The scrutiny on executive pay will continue to intensify as we head into a presidential election year. A number of candidates have already introduced proposals to link corporate tax rates to CEO Pay Ratios or to impose fines for gender pay gaps. Shareholder activism is also on the rise and large institutional investors are increasing their focus on human capital management, corporate culture, ESG, and diversity & inclusion. The volatile economic and market environments also pose significant challenges in terms of business planning and incentive plan goal-setting. These developments suggest that time commitments and responsibilities for compensation committees will continue to increase going forward.
Even as labor markets continue to tighten, base salary increase budgets remain at or near 3.0%, and most respondents target senior executive pay at or near the market 50th percentile.
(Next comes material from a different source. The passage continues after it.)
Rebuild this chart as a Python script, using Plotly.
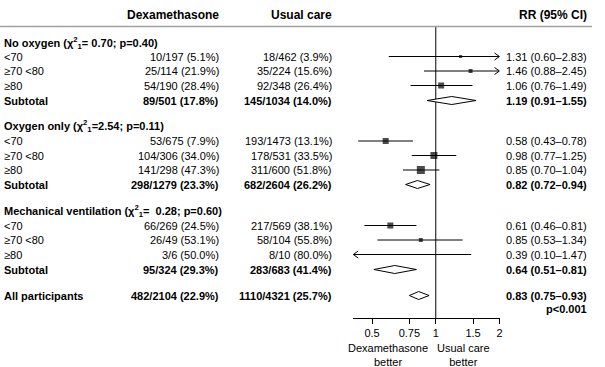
import math
import plotly.graph_objects as go

W, H = 605, 367

# ---------------- data ----------------
group_titles = [
    "No oxygen (χ<sup>2</sup><sub>1</sub>= 0.70; p=0.40)",
    "Oxygen only (χ<sup>2</sup><sub>1</sub>=2.54; p=0.11)",
    "Mechanical ventilation (χ<sup>2</sup><sub>1</sub>=  0.28; p=0.60)",
]
row_labels = ["<70", "≥70 <80", "≥80", "Subtotal",
              "<70", "≥70 <80", "≥80", "Subtotal",
              "<70", "≥70 <80", "≥80", "Subtotal",
              "All participants"]
row_kind = ["row", "row", "row", "sub",
            "row", "row", "row", "sub",
            "row", "row", "row", "sub",
            "all"]
dex_events = [10, 25, 54, 89, 53, 104, 141, 298, 66, 26, 3, 95, 482]
dex_totals = [197, 114, 190, 501, 675, 306, 298, 1279, 269, 49, 6, 324, 2104]
usual_events = [18, 35, 92, 145, 193, 178, 311, 682, 217, 58, 8, 283, 1110]
usual_totals = [462, 224, 348, 1034, 1473, 531, 600, 2604, 569, 104, 10, 683, 4321]
rr = [1.31, 1.46, 1.06, 1.19, 0.58, 0.98, 0.85, 0.82, 0.61, 0.85, 0.39, 0.64, 0.83]
ci_low = [0.60, 0.88, 0.76, 0.91, 0.43, 0.77, 0.70, 0.72, 0.46, 0.53, 0.10, 0.51, 0.75]
ci_high = [2.83, 2.45, 1.49, 1.55, 0.78, 1.25, 1.04, 0.94, 0.81, 1.34, 1.47, 0.81, 0.93]
box_weight = [2, 3, 5, 0, 5, 6, 7, 0, 5, 3, 4, 0, 0]
overall_p = "p<0.001"
tick_vals = [0.5, 0.75, 1, 1.5, 2]
tick_text = ["0.5", "0.75", "1", "1.5", "2"]

# ---------------- layout constants ----------------
FONT = "Liberation Sans, Arial, sans-serif"
X_MIN, X_MAX = 0.4075, 2.0
AX_L, AX_R, AX_BOTTOM = 355, 502, 318
header_y = 15
group_y = [43, 126, 211]
row_y = [56.5, 71, 85.5, 100.5, 141, 155.5, 170, 184.5, 225.5, 240, 254.5, 269.5, 295.5]
p_y = 309
COL_DEX_R, COL_USU_R, COL_RR_R = 222, 336, 592
px_per_log = (AX_R - AX_L) / (math.log10(X_MAX) - math.log10(X_MIN))


def px_shift(x, dpx):
    return x * 10 ** (dpx / px_per_log)


fig = go.Figure()

# reference line at RR = 1
fig.add_trace(go.Scatter(x=[1, 1], y=[27, AX_BOTTOM], mode="lines",
                         line=dict(color="black", width=1), hoverinfo="skip"))

sq_x, sq_y, sq_s = [], [], []
for i, k in enumerate(row_kind):
    y = row_y[i]
    if k == "row":
        lo = max(ci_low[i], X_MIN)
        hi = min(ci_high[i], X_MAX)
        fig.add_trace(go.Scatter(x=[lo, hi], y=[y, y], mode="lines",
                                 line=dict(color="black", width=1), hoverinfo="skip"))
        if ci_high[i] > X_MAX:
            fig.add_trace(go.Scatter(x=[px_shift(X_MAX, -5), X_MAX, px_shift(X_MAX, -5)],
                                     y=[y - 3.5, y, y + 3.5], mode="lines",
                                     line=dict(color="black", width=1), hoverinfo="skip"))
        if ci_low[i] < X_MIN:
            fig.add_trace(go.Scatter(x=[px_shift(X_MIN, 5), X_MIN, px_shift(X_MIN, 5)],
                                     y=[y - 3.5, y, y + 3.5], mode="lines",
                                     line=dict(color="black", width=1), hoverinfo="skip"))
        if X_MIN <= rr[i] <= X_MAX:
            sq_x.append(rr[i]); sq_y.append(y); sq_s.append(box_weight[i] + 1)
    else:
        fig.add_trace(go.Scatter(x=[ci_low[i], rr[i], ci_high[i], rr[i], ci_low[i]],
                                 y=[y, y - 4, y, y + 4, y], mode="lines",
                                 fill="toself", fillcolor="white",
                                 line=dict(color="black", width=1), hoverinfo="skip"))

fig.add_trace(go.Scatter(x=sq_x, y=sq_y, mode="markers",
                         marker=dict(symbol="square", color="black", size=sq_s,
                                     line=dict(width=0)), hoverinfo="skip"))

ann = []


def txt(x, y, s, anchor="left", bold=False, size=11, yref="y"):
    if bold:
        s = "<b>" + s + "</b>"
    ann.append(dict(x=x / W, xref="paper", y=y, yref=yref, text=s, showarrow=False,
                    xanchor=anchor, yanchor="middle",
                    font=dict(family=FONT, size=size, color="black")))


# column headers
txt(COL_DEX_R, header_y, "Dexamethasone", "right", True, 12)
txt(COL_USU_R, header_y, "Usual care", "right", True, 12)
txt(COL_RR_R, header_y, "RR (95% CI)", "right", True, 12)

for g, gy in enumerate(group_y):
    txt(2, gy, group_titles[g], "left", True)

for i, k in enumerate(row_kind):
    y = row_y[i]
    b = k != "row"
    txt(2, y, row_labels[i], "left", b)
    d = f"{dex_events[i]}/{dex_totals[i]} ({100 * dex_events[i] / dex_totals[i]:.1f}%)"
    u = f"{usual_events[i]}/{usual_totals[i]} ({100 * usual_events[i] / usual_totals[i]:.1f}%)"
    txt(COL_DEX_R, y, d, "right", b)
    txt(COL_USU_R, y, u, "right", b)
    r = f"{rr[i]:.2f} ({ci_low[i]:.2f}–{ci_high[i]:.2f})"
    txt(COL_RR_R, y, r, "right", b)

txt(COL_RR_R, p_y, overall_p, "right", True)

# direction labels below the axis
for cx, lab in [(390, "Dexamethasone<br>better"), (466, "Usual care<br>better")]:
    ann.append(dict(x=cx / W, xref="paper", y=(H - 355) / H, yref="paper", text=lab,
                    showarrow=False, xanchor="center", yanchor="middle", align="center",
                    font=dict(family=FONT, size=11, color="black")))

fig.update_layout(
    width=W, height=H,
    margin=dict(l=0, r=0, t=0, b=0),
    paper_bgcolor="white", plot_bgcolor="white",
    showlegend=False,
    annotations=ann,
    shapes=[dict(type="line", xref="paper", yref="paper", x0=0, x1=595 / W,
                 y0=(H - 26.5) / H, y1=(H - 26.5) / H,
                 line=dict(color="#a0a0a0", width=1.5))],
    xaxis=dict(type="log", domain=[AX_L / W, AX_R / W],
               range=[math.log10(X_MIN), math.log10(X_MAX)],
               showgrid=False, zeroline=False, showline=True, linecolor="black",
               linewidth=1, ticks="outside", ticklen=5, tickcolor="black",
               tickvals=tick_vals, ticktext=tick_text,
               tickfont=dict(family=FONT, size=11, color="black")),
    yaxis=dict(domain=[(H - AX_BOTTOM) / H, 1], range=[AX_BOTTOM, 0],
               visible=False, showgrid=False, zeroline=False),
)

fig.write_html(
    "out.html",
    config={"displayModeBar": False},
    post_script="document.body.style.margin='0';document.body.style.overflow='hidden';",
)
However, a significant number of respondents (25%) have recently increased or plan to increase target positioning due to competitive pressures and/or the use of stretch incentive plan goals. Compensation committees need to ensure that compensation programs align executive pay with company performance and long-term value creation while also reinforcing employee retention, especially for high performing/high potential talent.
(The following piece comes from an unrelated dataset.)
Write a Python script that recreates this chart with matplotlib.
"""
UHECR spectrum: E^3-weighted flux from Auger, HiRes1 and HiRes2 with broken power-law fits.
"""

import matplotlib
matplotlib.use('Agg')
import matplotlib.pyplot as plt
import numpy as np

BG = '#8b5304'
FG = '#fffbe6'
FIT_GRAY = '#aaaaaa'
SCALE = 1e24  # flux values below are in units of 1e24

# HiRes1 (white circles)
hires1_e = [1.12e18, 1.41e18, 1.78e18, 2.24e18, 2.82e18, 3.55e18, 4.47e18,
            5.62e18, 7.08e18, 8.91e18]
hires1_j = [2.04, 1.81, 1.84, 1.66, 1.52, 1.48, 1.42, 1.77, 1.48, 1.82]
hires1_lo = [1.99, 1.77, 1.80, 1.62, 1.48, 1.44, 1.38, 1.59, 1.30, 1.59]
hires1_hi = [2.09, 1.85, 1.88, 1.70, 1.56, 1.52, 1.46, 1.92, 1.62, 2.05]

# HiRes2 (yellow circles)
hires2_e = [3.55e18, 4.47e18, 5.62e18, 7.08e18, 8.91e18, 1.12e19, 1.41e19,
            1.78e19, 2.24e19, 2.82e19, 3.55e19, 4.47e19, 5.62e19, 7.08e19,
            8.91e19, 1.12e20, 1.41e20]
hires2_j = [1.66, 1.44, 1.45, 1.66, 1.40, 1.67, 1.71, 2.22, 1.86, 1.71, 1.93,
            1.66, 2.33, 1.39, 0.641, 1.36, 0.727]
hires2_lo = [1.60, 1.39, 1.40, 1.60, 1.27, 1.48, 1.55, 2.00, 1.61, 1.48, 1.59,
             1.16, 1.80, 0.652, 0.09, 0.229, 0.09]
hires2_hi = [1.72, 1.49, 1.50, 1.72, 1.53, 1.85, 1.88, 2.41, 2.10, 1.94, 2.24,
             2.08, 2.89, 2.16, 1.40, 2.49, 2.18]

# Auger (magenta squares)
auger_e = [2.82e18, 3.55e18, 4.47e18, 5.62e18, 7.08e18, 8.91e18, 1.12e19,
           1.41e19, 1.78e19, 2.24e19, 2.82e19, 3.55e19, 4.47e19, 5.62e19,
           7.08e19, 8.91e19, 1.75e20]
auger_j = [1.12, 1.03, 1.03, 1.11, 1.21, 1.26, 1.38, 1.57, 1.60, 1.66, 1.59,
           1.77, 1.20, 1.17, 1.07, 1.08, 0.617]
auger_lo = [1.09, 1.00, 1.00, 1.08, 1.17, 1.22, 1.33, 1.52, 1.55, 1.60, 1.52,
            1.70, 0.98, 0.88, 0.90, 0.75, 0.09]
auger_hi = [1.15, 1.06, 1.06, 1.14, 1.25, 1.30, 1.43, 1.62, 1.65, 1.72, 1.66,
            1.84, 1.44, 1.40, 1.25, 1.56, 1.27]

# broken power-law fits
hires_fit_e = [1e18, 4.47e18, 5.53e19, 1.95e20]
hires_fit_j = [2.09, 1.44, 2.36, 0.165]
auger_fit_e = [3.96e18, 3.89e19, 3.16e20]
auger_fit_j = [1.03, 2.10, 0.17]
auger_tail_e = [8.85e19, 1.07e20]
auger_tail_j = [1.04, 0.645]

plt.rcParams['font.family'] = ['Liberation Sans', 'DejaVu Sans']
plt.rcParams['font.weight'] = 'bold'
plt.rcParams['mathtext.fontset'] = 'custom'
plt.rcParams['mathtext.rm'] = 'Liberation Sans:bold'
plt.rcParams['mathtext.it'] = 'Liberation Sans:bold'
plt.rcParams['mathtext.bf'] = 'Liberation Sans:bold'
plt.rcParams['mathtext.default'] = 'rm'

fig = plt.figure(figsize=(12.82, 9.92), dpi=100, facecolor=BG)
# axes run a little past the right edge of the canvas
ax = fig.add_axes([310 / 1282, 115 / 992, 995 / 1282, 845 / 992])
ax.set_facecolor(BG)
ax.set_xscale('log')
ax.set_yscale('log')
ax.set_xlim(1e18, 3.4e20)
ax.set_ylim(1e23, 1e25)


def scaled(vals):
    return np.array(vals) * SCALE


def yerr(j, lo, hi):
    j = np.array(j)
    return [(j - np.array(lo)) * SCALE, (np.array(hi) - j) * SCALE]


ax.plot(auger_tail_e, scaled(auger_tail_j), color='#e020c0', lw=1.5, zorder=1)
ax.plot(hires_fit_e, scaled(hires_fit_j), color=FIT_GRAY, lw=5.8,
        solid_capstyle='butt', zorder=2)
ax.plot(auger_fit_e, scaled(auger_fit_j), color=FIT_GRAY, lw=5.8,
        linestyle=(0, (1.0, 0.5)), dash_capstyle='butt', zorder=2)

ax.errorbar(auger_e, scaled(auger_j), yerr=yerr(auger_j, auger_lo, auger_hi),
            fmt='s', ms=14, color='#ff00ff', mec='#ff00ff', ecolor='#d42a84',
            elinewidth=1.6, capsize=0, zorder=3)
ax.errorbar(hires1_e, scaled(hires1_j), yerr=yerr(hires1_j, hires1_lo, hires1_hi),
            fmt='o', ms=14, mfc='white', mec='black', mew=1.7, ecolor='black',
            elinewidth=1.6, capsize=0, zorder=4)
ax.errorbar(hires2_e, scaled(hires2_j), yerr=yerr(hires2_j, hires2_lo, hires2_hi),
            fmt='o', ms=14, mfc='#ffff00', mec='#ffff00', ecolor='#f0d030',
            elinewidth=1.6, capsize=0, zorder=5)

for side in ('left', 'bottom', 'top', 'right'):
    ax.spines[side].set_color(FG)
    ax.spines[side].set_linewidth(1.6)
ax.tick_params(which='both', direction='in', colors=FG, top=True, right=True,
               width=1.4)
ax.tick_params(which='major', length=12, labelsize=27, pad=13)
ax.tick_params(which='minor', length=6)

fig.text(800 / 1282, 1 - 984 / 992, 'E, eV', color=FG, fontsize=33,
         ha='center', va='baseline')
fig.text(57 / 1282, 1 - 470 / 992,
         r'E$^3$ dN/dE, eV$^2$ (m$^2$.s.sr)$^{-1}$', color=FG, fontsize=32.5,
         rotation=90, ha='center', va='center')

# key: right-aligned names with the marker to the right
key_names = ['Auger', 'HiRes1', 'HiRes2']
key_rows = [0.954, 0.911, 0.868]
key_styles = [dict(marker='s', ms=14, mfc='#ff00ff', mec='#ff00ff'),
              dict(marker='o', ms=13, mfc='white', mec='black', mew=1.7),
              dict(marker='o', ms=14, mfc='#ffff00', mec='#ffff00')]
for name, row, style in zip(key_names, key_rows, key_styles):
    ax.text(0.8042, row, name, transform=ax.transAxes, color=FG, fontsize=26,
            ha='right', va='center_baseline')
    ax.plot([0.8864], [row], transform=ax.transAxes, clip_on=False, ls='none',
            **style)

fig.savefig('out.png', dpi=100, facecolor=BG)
While some companies are starting to take a more holistic assessment of performance by introducing non-financial metrics, most continue to place primary emphasis on quantitative financial goals, very mindful of the need to demonstrate the linkage between senior executive pay and company performance. Many respondents are conducting internal assessments of gender pay equity and gender pay gap. Sharing more of this information at the board level and linking a portion of executive compensation to diversity & inclusion goals will further demonstrate commitment to promoting these objectives.
Proxy advisory firms, which are starting to receive additional external scrutiny from regulators, generally exert some, but not a significant level, of influence on executive compensation design, as evidenced by the low number of respondents (5%) that use or plan to add EVA as an incentive plan metric. While most respondents conduct shareholder outreach, with many doing so annually, opportunities exist to increase the level of compensation committee involvement in these discussions.
While it’s easy to get distracted by all the external scrutiny from politicians and proxy advisory firms, business and talent strategy should be the primary drivers of executive compensation design, to help ensure programs serve as a power catalyst for sustainable, long-term value creation and competitive advantage.